Copy out all lines where "chart" appears.

— start Exercise material —

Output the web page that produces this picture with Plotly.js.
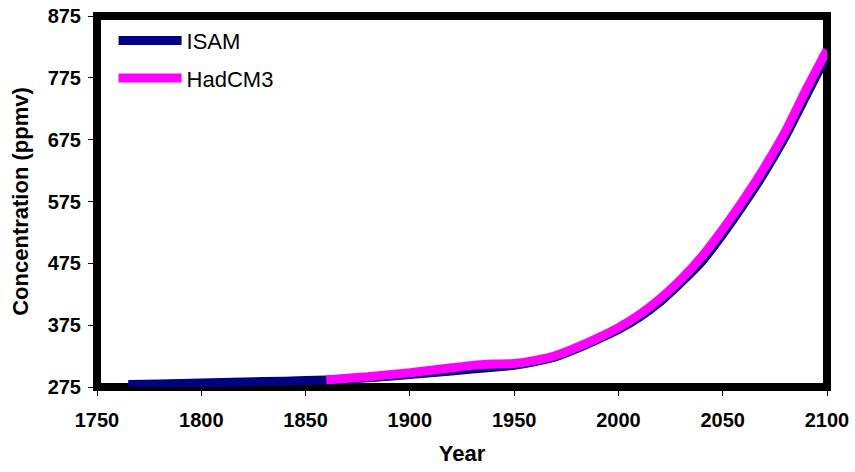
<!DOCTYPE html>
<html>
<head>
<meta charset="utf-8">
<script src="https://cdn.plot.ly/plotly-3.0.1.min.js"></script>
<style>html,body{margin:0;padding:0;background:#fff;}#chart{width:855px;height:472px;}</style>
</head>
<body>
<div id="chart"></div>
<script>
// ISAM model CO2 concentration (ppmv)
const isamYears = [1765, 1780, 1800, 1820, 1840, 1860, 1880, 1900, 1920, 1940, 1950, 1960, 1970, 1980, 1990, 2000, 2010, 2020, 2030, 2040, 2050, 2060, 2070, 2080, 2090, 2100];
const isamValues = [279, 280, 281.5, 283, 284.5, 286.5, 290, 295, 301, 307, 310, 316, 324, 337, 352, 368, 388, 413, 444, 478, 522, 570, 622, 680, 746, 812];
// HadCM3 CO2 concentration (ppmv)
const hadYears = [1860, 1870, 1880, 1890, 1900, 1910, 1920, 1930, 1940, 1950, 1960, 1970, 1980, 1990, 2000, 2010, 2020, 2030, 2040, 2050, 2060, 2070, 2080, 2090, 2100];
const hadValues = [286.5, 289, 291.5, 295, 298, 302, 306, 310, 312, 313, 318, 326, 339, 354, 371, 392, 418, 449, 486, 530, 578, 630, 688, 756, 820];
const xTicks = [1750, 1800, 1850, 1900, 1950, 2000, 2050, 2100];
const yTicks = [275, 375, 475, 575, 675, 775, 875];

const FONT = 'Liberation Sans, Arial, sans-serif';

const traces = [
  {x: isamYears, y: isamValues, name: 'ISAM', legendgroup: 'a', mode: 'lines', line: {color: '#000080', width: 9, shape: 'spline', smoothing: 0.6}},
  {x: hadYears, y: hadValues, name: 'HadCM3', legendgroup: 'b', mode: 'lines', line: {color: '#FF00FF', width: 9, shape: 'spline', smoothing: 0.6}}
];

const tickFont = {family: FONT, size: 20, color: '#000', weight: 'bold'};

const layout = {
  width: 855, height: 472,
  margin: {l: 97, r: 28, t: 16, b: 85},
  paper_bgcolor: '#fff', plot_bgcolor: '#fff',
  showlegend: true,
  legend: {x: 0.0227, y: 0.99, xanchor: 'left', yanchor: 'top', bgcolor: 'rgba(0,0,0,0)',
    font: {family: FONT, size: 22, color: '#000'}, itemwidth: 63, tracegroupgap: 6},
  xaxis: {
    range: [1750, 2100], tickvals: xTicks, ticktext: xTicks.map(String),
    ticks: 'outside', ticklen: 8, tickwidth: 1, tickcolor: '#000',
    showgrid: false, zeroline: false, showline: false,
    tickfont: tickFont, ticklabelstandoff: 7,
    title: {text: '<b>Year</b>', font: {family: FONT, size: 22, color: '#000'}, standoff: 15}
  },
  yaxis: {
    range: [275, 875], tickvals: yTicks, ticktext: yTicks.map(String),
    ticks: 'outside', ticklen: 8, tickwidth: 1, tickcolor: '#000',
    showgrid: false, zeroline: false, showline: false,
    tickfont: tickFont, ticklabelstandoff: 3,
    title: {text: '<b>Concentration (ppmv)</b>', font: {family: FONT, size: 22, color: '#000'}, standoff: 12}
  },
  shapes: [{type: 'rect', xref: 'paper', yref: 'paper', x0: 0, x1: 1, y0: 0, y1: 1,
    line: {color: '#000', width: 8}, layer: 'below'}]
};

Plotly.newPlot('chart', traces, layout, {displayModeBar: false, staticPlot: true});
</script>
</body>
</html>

— end Exercise material —
— start Exercise material —

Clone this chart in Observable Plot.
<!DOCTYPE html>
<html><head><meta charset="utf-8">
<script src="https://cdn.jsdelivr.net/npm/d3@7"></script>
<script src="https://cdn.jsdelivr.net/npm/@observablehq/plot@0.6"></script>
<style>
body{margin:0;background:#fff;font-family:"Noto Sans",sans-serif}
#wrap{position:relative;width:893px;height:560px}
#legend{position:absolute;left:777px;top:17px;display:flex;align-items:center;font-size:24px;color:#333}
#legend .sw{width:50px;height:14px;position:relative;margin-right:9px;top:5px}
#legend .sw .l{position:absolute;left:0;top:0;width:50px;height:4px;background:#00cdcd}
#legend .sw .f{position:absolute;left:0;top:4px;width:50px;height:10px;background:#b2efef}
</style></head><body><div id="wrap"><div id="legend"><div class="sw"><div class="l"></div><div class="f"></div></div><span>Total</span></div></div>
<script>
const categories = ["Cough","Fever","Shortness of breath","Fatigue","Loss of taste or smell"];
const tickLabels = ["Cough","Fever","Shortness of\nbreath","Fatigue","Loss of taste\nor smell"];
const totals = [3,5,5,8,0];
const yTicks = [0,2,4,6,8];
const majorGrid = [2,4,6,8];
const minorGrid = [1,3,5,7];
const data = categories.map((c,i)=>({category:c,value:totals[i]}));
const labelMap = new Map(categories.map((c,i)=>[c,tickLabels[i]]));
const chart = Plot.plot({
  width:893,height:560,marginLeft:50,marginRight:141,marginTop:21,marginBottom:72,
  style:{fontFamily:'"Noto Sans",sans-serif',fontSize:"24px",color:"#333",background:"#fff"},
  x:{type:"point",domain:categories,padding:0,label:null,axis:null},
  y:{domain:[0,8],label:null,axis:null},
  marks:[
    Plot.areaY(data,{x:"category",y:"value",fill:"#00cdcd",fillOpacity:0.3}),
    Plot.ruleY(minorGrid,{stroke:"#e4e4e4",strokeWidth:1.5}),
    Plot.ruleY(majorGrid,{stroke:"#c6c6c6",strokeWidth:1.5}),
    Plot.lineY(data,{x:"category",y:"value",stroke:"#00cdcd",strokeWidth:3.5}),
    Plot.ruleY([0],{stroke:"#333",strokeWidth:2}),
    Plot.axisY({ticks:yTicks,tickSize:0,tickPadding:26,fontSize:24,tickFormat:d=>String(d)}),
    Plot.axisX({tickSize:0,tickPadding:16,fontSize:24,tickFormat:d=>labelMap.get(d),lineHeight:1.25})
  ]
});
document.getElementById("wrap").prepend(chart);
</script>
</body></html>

— end Exercise material —
— start Exercise material —

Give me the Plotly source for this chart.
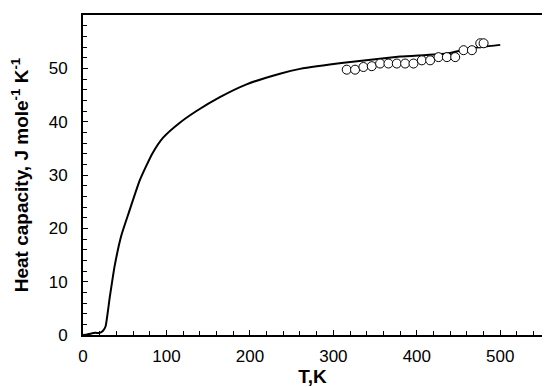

— end Exercise material —

Completed task ▸
<style>html,body{margin:0;padding:0;background:#fff;}#chart{width:855px;height:472px;}</style>
<div id="chart"></div>
Plotly.newPlot('chart', traces, layout, {displayModeBar: false, staticPlot: true});
Clone this chart in Observable Plot.
const chart = Plot.plot({
document.getElementById("wrap").prepend(chart);
Give me the Plotly source for this chart.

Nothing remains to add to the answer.